Il registro di fischio
M3 – è il registro più alto in assoluto della voce umana. Prende questo nome perché il timbro delle note prodotte è simile a quello di un fischietto, mentre il registro modale tende ad avere un timbro più caldo, pastoso, meno acuto. Nel fischio laringeo, vibra esclusivamente l’epitelio, cioè la parte più interna della corda, e si verifica un innalzamento laringeo. Con un adeguato allenamento vocale è possibile sviluppare anche questa parte della voce. La cantante Mariah Carey, per esempio, fa un largo uso di questo tipo di registro.
Elenco delle tipologie di voce presenti
Caprina e Tremolante: caratterizzata da una vibrazione molto stretta e veloce, da rigidità articolatoria e da una respirazione non corretta. Questo tipo di voce spesso genera fastidio nell’ascoltatore.
Ballante o “che balla”: risulta essere l’esatto opposto della voce caprina ed è caratterizzata da una vibrazione molto larga e lenta, mancanza di sostegno e appoggio, infine da una respirazione non corretta.
Twang: La parola è un’onomatopea originariamente usata per descrivere il suono di una corda vibrante dell’arco dopo che la freccia è stata rilasciata. Per estensione, si applica alla vibrazione generata quando la corda di uno strumento musicale viene pizzicata. Indica la voce prettamente nasale. Il vocal tract è ristretto. La laringe è alta e le corde sono assottigliate. Il suono quindi diventa molto più chiaro, pieno, ricco di squillo, penetrante e brillante. Rappresenta una qualità diffusa nel genere country e nel musical. Nella musica leggera pensiamo, per esempio, al cantante Al Bano.
Chest/di Petto o Speech: voce parlata intonata, caratterizzata da una posizione neutra della laringe.
Growl: ringhio, suono sporco, scuro, gutturale generato da una tecnica tipicamente impiegata nel rock e nei sottogeneri estremi dell’heavy metal e dell’hardcore punk. Esprime rabbia, dolore, disperazione. È provocato da pressioni sottoglottiche alte, ottenute con estrema compressione violenta della parete addominale. Si spinge il diaframma con forza verso l’alto, mentre in contemporanea la laringe oppone una resistenza alta con le corde avvicinate tra loro. L’esito è la produzione di una voce cavernosa.
Screaming: voce urlata simile a un urlo esasperato, eseguita sporcando il suono e grattando sulle corde vocali.
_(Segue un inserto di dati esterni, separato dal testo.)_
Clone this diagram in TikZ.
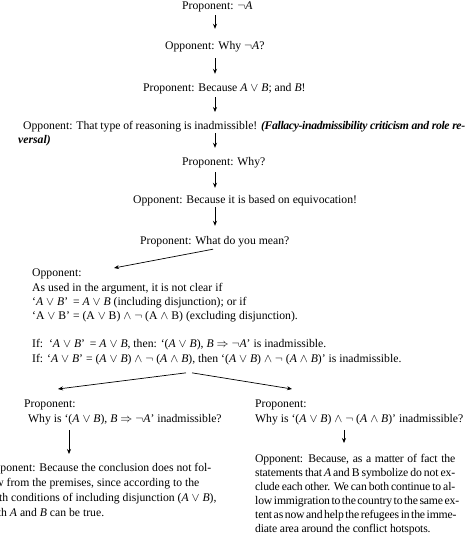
\documentclass[tikz,border=0pt]{standalone}
\usepackage{fontspec}
\setmainfont{Liberation Serif}
\usetikzlibrary{arrows.meta, positioning, calc}
\newcommand{\vA}{\textit{A}}
\newcommand{\vB}{\textit{B}}
\newcommand{\squeeze}{\tolerance=9999\spaceskip=0.25em plus 0.5em minus 0.12em\relax}
\newcommand{\jline}[1]{\makebox[200pt][s]{\squeeze#1}}

\begin{document}
\begin{tikzpicture}[x=1pt, y=1pt,
  every node/.style={font=\fontsize{11.7}{14.2}\selectfont, inner sep=0pt},
  turn/.style={anchor=base west, text height=8pt, text depth=3pt},
  block/.style={anchor=north west, align=left},
  tight/.style={align=justify, text width=#1},
  arr/.style={-{Stealth[length=5pt, width=4pt]}, line width=0.7pt}
]
\useasboundingbox (0,0) rectangle (474,-541);
\coordinate (col)  at (215,0);
\coordinate (colL) at (69,0);
\coordinate (colR) at (344,0);

\node[turn] (p1) at (182,-9)   {Proponent: $\neg$\vA};
\node[turn] (o1) at (165,-49)  {Opponent: Why $\neg$\vA?};
\node[turn] (p2) at (143,-91)  {Proponent: Because \vA{} $\vee$ \vB; and \vB!};
\node[block, tight=447pt] (o2) at (18,-121) {\squeeze\hspace*{5pt}Opponent: That type of reasoning is inadmissible! {\bfseries\itshape\addfontfeature{LetterSpace=-3}(Fallacy-inadmissibility criticism and role re-}\linebreak
  {\bfseries\itshape versal)}};
\node[turn] (p3) at (182,-165) {Proponent: Why?};
\node[turn] (o3) at (133,-203) {Opponent: Because it is based on equivocation!};
\node[turn] (p4) at (140,-244) {Proponent: What do you mean?};
\node[block] (o4) at (32,-269) {Opponent:\\
  As used in the argument, it is not clear if\\
  `\vA{} $\vee$ \vB'\, = \vA{} $\vee$ \vB{} (including disjunction); or if\\
  `A $\vee$ B' = (A $\vee$ B) $\wedge$ $\neg$ (A $\wedge$ B) (excluding disjunction).\\[14.2pt]
  If:\, `\vA{} $\vee$ \vB'\, = \vA{} $\vee$ \vB, then: `(\vA{} $\vee$ \vB), \vB{} $\Rightarrow$ $\neg$\vA' is inadmissible.\\
  If: `\vA{} $\vee$ \vB' = (\vA{} $\vee$ \vB) $\wedge$ $\neg$ (\vA{} $\wedge$ \vB), then `(\vA{} $\vee$ \vB) $\wedge$ $\neg$ (\vA{} $\wedge$ \vB)' is inadmissible.};
\node[block] (pl) at (24,-400) {Proponent:\\
  \hspace*{4pt}Why is `(\vA{} $\vee$ \vB), \vB{} $\Rightarrow$ $\neg$\vA' inadmissible?};
\node[block] (pr) at (255,-400) {Proponent:\\
  Why is `(\vA{} $\vee$ \vB) $\wedge$ $\neg$ (\vA{} $\wedge$ \vB)' inadmissible?};
\node[block, font=\fontsize{11.7}{15}\selectfont] (ol) at (-14,-463) {Opponent: Because the conclusion does not fol-\\
  low from the premises, since according to the\\
  truth conditions of including disjunction (\vA{} $\vee$ \vB),\\
  both \vA{} and \vB{} can be true.};
\node[block, font=\fontsize{11.7}{14}\selectfont\addfontfeature{LetterSpace=-1.5}] (or) at (255,-454) {\jline{Opponent: Because, as a matter of fact the}\\
  \jline{statements that \vA{} and B symbolize do not ex-}\\
  \jline{clude each other. We can both continue to al-}\\
  \jline{low immigration to the country to the same ex-}\\
  \jline{tent as now and help the refugees in the imme-}\\
  diate area around the conflict hotspots.};

\draw[arr, shorten <=3pt, shorten >=12pt] (p1.south -| col) -- (o1.north -| col);
\draw[arr, shorten <=6pt, shorten >=9pt]  (o1.south -| col) -- (p2.north -| col);
\draw[arr, shorten <=3pt, shorten >=9pt]  (p2.south -| col) -- (o2.north -| col);
\draw[arr, shorten <=12pt, shorten >=9pt] (o2.north -| col) -- (p3.north -| col);
\draw[arr, shorten <=4pt, shorten >=7pt]  (p3.south -| col) -- (o3.north -| col);
\draw[arr, shorten <=1pt, shorten >=10pt] (o3.south -| col) -- (p4.north -| col);
\draw[arr] ([xshift=-2pt, yshift=-2pt]p4.south -| col) -- ([xshift=82pt, yshift=1pt]o4.north west);
\draw[arr] ([xshift=154pt, yshift=-8pt]o4.south west) -- ([xshift=34pt, yshift=11pt]pl.north west);
\draw[arr] ([xshift=160pt, yshift=-8pt]o4.south west) -- ([xshift=37pt, yshift=11pt]pr.north west);
\draw[arr, shorten <=5pt, shorten >=9pt]  (pl.south -| colL) -- (ol.north -| colL);
\draw[arr, shorten <=5pt, shorten >=11pt] (pr.south -| colR) -- (or.north -| colR);
\end{tikzpicture}
\end{document}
Belting: È la qualità di canto che permette di produrre soprattutto in zona medio-alta dell’estensione, un suono estremamente squillante, sferzante, di grande intensità drammatica e volume notevole, pieno, potente, conferendo energia acustica alla voce. Si utilizza più massa cordale e si nota un contatto maggiore tra le corde. Se non eseguito con tecnica opportuna risulta una vocalità a rischio di traumi per le corde vocali. Tale emissione risulta molto intensa ed emozionante per il pubblico, perché dispendiosa e ricca di coinvolgimento fisico del cantante.
Lirica: voce impostata e sorretta dal fiato, morbida, controllata, caratterizzata dall’utilizzo della maschera e dei risuonatori naturali.
Legit: Suono educato, legittimato, impostato, colto, vicino al lirico ma microfonato.
Falsetto: Emissione di suoni acuti con volume e intensità più leggera rispetto alla voce piena. Nel falsetto vibra solo il bordo libero delle corde vocali, infatti si presenta come un suono più delicato, ma “falso”, debole di intensità, povero di armoniche e spesso correlato a sensazione percettiva di fissità.
Può essere puro (debole – pensiamo al cantante inglese Mika), “falsettone” (suono rinforzato, un falsetto con la posizione della laringe bassa) oppure “posturale” (falsetto con una leggera fuga di aria – pensiamo, per esempio, alla cantante Elisa).
Fry: voce appartenente al registro più basso della voce umana, prodotto attraverso un rilassamento della chiusura della glottide, che permette all’aria di scoppiettare con un suono schioccante di una frequenza molto bassa. La sua pratica è utile ai fini di igiene vocale e defaticamento dopo una performance, in quanto rilassa i muscoli e allontana le secrezioni mucose sulle corde. Il caratteristico risultato a livello percettivo è quello di un suono che “frigge”.